_Task directions:_
Output every line exactly as written. Leave out pictures.

_Supplied material:_
»»

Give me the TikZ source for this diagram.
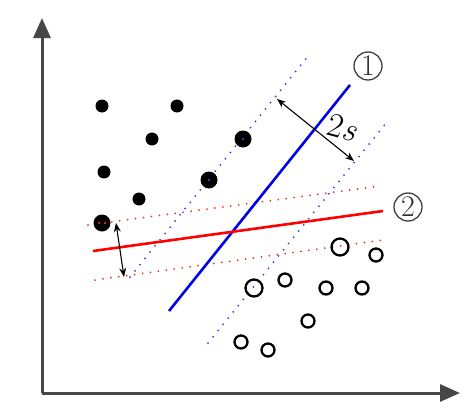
\documentclass[tikz,border=0pt]{standalone}
\usepackage{fontspec}
\usepackage{tikz}
\usetikzlibrary{arrows.meta}

\begin{document}
\begin{tikzpicture}[
  x=1pt, y=-1pt,
  axis/.style={line width=3pt, draw=black!72, -{Triangle[length=20pt,width=17pt]}},
  dot/.style={circle, fill=black, minimum size=13pt, inner sep=0pt},
  supdot/.style={circle, fill=black, minimum size=17pt, inner sep=0pt},
  ring/.style={circle, draw=black, line width=2.3pt, minimum size=13pt, inner sep=0pt},
  supring/.style={circle, draw=black, line width=2.3pt, minimum size=17pt, inner sep=0pt},
  hyper/.style={line width=2.6pt},
  margin/.style={line width=2pt, line cap=round, dash pattern=on 0pt off 8pt},
  dist/.style={{Stealth[length=9pt,width=7pt]}-{Stealth[length=9pt,width=7pt]}, line width=1.1pt},
  tag/.style={circle, draw=black!75, text=black!80, line width=1.3pt, minimum size=28pt, inner sep=0pt, font=\fontsize{30}{30}\selectfont}
]

\useasboundingbox (0,0) rectangle (474,415);

% Axes
\coordinate (O) at (42,393);
\coordinate (ytip) at (42,18);
\coordinate (xtip) at (460,393);
\draw[axis] (O) -- (ytip);
\draw[axis] (O) -- (xtip);

% Margin lines of hyperplane 2 (red)
\coordinate (r1a) at (88,225);  \coordinate (r1b) at (380,186);
\coordinate (r2a) at (95,280);  \coordinate (r2b) at (383,240);
\draw[margin, red!85] (r1a) -- (r1b);
\draw[margin, red!85] (r2a) -- (r2b);

% Margin lines of hyperplane 1 (blue)
\coordinate (b1a) at (130,277); \coordinate (b1b) at (309,55);
\coordinate (b2a) at (208,343); \coordinate (b2b) at (387,122);
\draw[margin, blue!80] (b1a) -- (b1b);
\draw[margin, blue!80] (b2a) -- (b2b);

% Hyperplanes
\coordinate (h1a) at (169,311); \coordinate (h1b) at (350,85);
\coordinate (h2a) at (93,251);  \coordinate (h2b) at (383,211);
\draw[hyper, blue!90!black] (h1a) -- (h1b);
\draw[hyper, red] (h2a) -- (h2b);

% Class A (filled)
\foreach \x/\y [count=\i] in {102/106, 177/106, 152/139, 104/172, 139/199}{
  \node[dot] (a\i) at (\x,\y) {};
}
\node[supdot] (sa1) at (243,139) {};
\node[supdot] (sa2) at (209,180) {};
\node[supdot] (sa3) at (102,223) {};
\fill[blue!70] (sa1) circle (1.2pt);
\fill[blue!70] (sa2) circle (1.2pt);
\fill[red!80] ([xshift=-3pt]sa3.center) circle (1.2pt);
\fill[red!80] ([xshift=3pt]sa3.center) circle (1.2pt);

% Class B (open)
\foreach \x/\y [count=\i] in {376/255, 285/280, 326/288, 362/288, 308/321, 241/342, 268/350}{
  \node[ring] (b\i) at (\x,\y) {};
}
\node[supring] (sb1) at (340,247) {};
\node[supring] (sb2) at (254,288) {};

% Margin widths
\coordinate (w1a) at (277,99);  \coordinate (w1b) at (354,161);
\draw[dist] (w1a) -- (w1b);
\node[font=\fontsize{34}{34}\selectfont, rotate=-15, inner sep=0pt] (wl) at (343,128) {2\textit{s}};
\coordinate (w2a) at (116,223); \coordinate (w2b) at (124,277);
\draw[dist] (w2a) -- (w2b);

% Labels
\node[tag] (t1) at (368,66) {1};
\node[tag] (t2) at (408,207) {2};

\end{tikzpicture}
\end{document}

««

_Solved problem:_
Give me the TikZ source for this diagram.
\documentclass[tikz,border=0pt]{standalone}
\usepackage{fontspec}
\usepackage{tikz}
\usetikzlibrary{arrows.meta}

\begin{document}
\begin{tikzpicture}[
  x=1pt, y=-1pt,
  axis/.style={line width=3pt, draw=black!72, -{Triangle[length=20pt,width=17pt]}},
  dot/.style={circle, fill=black, minimum size=13pt, inner sep=0pt},
  supdot/.style={circle, fill=black, minimum size=17pt, inner sep=0pt},
  ring/.style={circle, draw=black, line width=2.3pt, minimum size=13pt, inner sep=0pt},
  supring/.style={circle, draw=black, line width=2.3pt, minimum size=17pt, inner sep=0pt},
  hyper/.style={line width=2.6pt},
  margin/.style={line width=2pt, line cap=round, dash pattern=on 0pt off 8pt},
  dist/.style={{Stealth[length=9pt,width=7pt]}-{Stealth[length=9pt,width=7pt]}, line width=1.1pt},
  tag/.style={circle, draw=black!75, text=black!80, line width=1.3pt, minimum size=28pt, inner sep=0pt, font=\fontsize{30}{30}\selectfont}
]

\useasboundingbox (0,0) rectangle (474,415);

% Axes
\coordinate (O) at (42,393);
\coordinate (ytip) at (42,18);
\coordinate (xtip) at (460,393);
\draw[axis] (O) -- (ytip);
\draw[axis] (O) -- (xtip);

% Margin lines of hyperplane 2 (red)
\coordinate (r1a) at (88,225);  \coordinate (r1b) at (380,186);
\coordinate (r2a) at (95,280);  \coordinate (r2b) at (383,240);
\draw[margin, red!85] (r1a) -- (r1b);
\draw[margin, red!85] (r2a) -- (r2b);

% Margin lines of hyperplane 1 (blue)
\coordinate (b1a) at (130,277); \coordinate (b1b) at (309,55);
\coordinate (b2a) at (208,343); \coordinate (b2b) at (387,122);
\draw[margin, blue!80] (b1a) -- (b1b);
\draw[margin, blue!80] (b2a) -- (b2b);

% Hyperplanes
\coordinate (h1a) at (169,311); \coordinate (h1b) at (350,85);
\coordinate (h2a) at (93,251);  \coordinate (h2b) at (383,211);
\draw[hyper, blue!90!black] (h1a) -- (h1b);
\draw[hyper, red] (h2a) -- (h2b);

% Class A (filled)
\foreach \x/\y [count=\i] in {102/106, 177/106, 152/139, 104/172, 139/199}{
  \node[dot] (a\i) at (\x,\y) {};
}
\node[supdot] (sa1) at (243,139) {};
\node[supdot] (sa2) at (209,180) {};
\node[supdot] (sa3) at (102,223) {};
\fill[blue!70] (sa1) circle (1.2pt);
\fill[blue!70] (sa2) circle (1.2pt);
\fill[red!80] ([xshift=-3pt]sa3.center) circle (1.2pt);
\fill[red!80] ([xshift=3pt]sa3.center) circle (1.2pt);

% Class B (open)
\foreach \x/\y [count=\i] in {376/255, 285/280, 326/288, 362/288, 308/321, 241/342, 268/350}{
  \node[ring] (b\i) at (\x,\y) {};
}
\node[supring] (sb1) at (340,247) {};
\node[supring] (sb2) at (254,288) {};

% Margin widths
\coordinate (w1a) at (277,99);  \coordinate (w1b) at (354,161);
\draw[dist] (w1a) -- (w1b);
\node[font=\fontsize{34}{34}\selectfont, rotate=-15, inner sep=0pt] (wl) at (343,128) {2\textit{s}};
\coordinate (w2a) at (116,223); \coordinate (w2b) at (124,277);
\draw[dist] (w2a) -- (w2b);

% Labels
\node[tag] (t1) at (368,66) {1};
\node[tag] (t2) at (408,207) {2};

\end{tikzpicture}
\end{document}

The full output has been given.